The bus ride was endless, just like tomorrow seems like next year when you’re a kid. I drifted into a daydream of the past. We were in the lounge at JoNeille – me, Max, Fallon, Corey and Zane – and we’d made a den out of the dining chairs, with some king size bed sheets draped over the top. All around the inside were sofa cushions, and in the middle we’d got ourselves a midnight feast of peanut butter and banana sandwiches, crisps, Haribos and cans of cherry Tango. Suddenly, a head parted the flimsy wall, giving a terrible cry.
‘Wooooaoaaaaaaaaarrrrrggggghhh!’
‘Argh! Jessica, don’t scare us like that!’
‘Ha! What are you lot doing in here?’
‘Dad said we could make a den and sleep in here tonight.’
‘Have they gone out?’
‘Yeah. Some dinner dance thing. Where have you been?’
‘Just out, Beaky Boy.’
‘Can you tell us a story, Jess?’
‘Oh, not another story, Ella.’
‘Yeah, please, Jess. Tell us a really scary one.’
‘You can’t handle a scary one, Zane. We had to call your mum when I read you some Silence of the Lambs, remember?’
‘I won’t cry this time, I promise. Please.’
‘OK. Give me an idea, then, and I’ll tell you a scary story about it.’
‘Ummm…’
‘Cats!’
‘Cats? All right, then, Corey, cats it is. Hmm. Well, OK. There’s this Edgar Allan Poe story called ‘The Black Cat’. Have I told you that one before?’
‘No. Tell us now!’
‘OK, well, a long time ago, there once was this man who lived in this house with his wife and their cat—’
‘What was the cat called?’
‘I don’t know. Maybe Claude or something. Yeah, Claude. Anyway, Claude was black, black as night, and the couple who owned him loved him very much. Then, as time went on, the man started to drink way more than he should—’
‘Was he sad about something?’
‘Yeah, he’d probably lost his job or something or he hated being married, something like that. Anyway, he started taking out all his problems on the cat. When he was drunk he got moody, and the cat was always around, rubbing against his legs and meowing for food.

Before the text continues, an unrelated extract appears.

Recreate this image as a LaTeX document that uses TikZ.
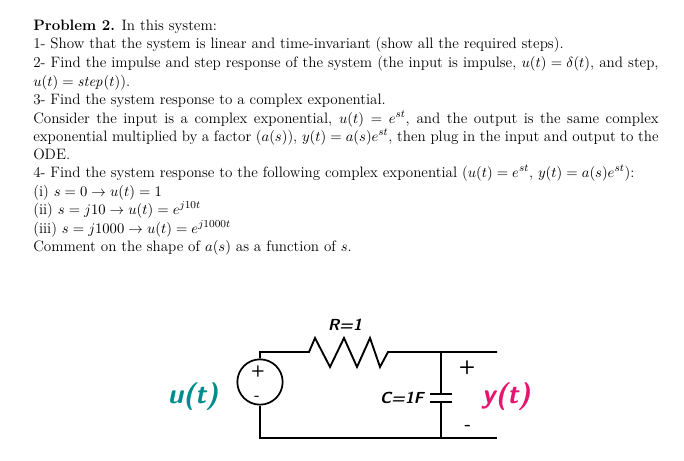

And one day, this cat got on the man’s nerves so much that he took it out into his back garden…’
*
The bus dropped us off on the corner of Long Lane, and we walked the rest of the way until we came to the grubby sign for Whitehouse Farm, me with a gnawing throb of dread in my chest. Weirdly, it hadn’t changed at all in the years since we’d last been there. The mud-spattered jeep was still parked in a garage next door; the field opposite was still barricaded with three rusty shopping trolleys, linked end to end with rope. The sweet smells of hay and dung still hung in the air, and, despite my fear, I felt strangely happy to be back.
‘Go on then,’ said Max, nudging Corey forward. ‘Go and see if Mort’s there. Then we can go.’
Corey took one look back at the everlasting lane we had just walked down from the bus. I saw him take a deep breath. Then he led us inside, one by one.
‘Oh my GOD!’
FlapflapflapflapflutterflutterflutterScreeeeeech!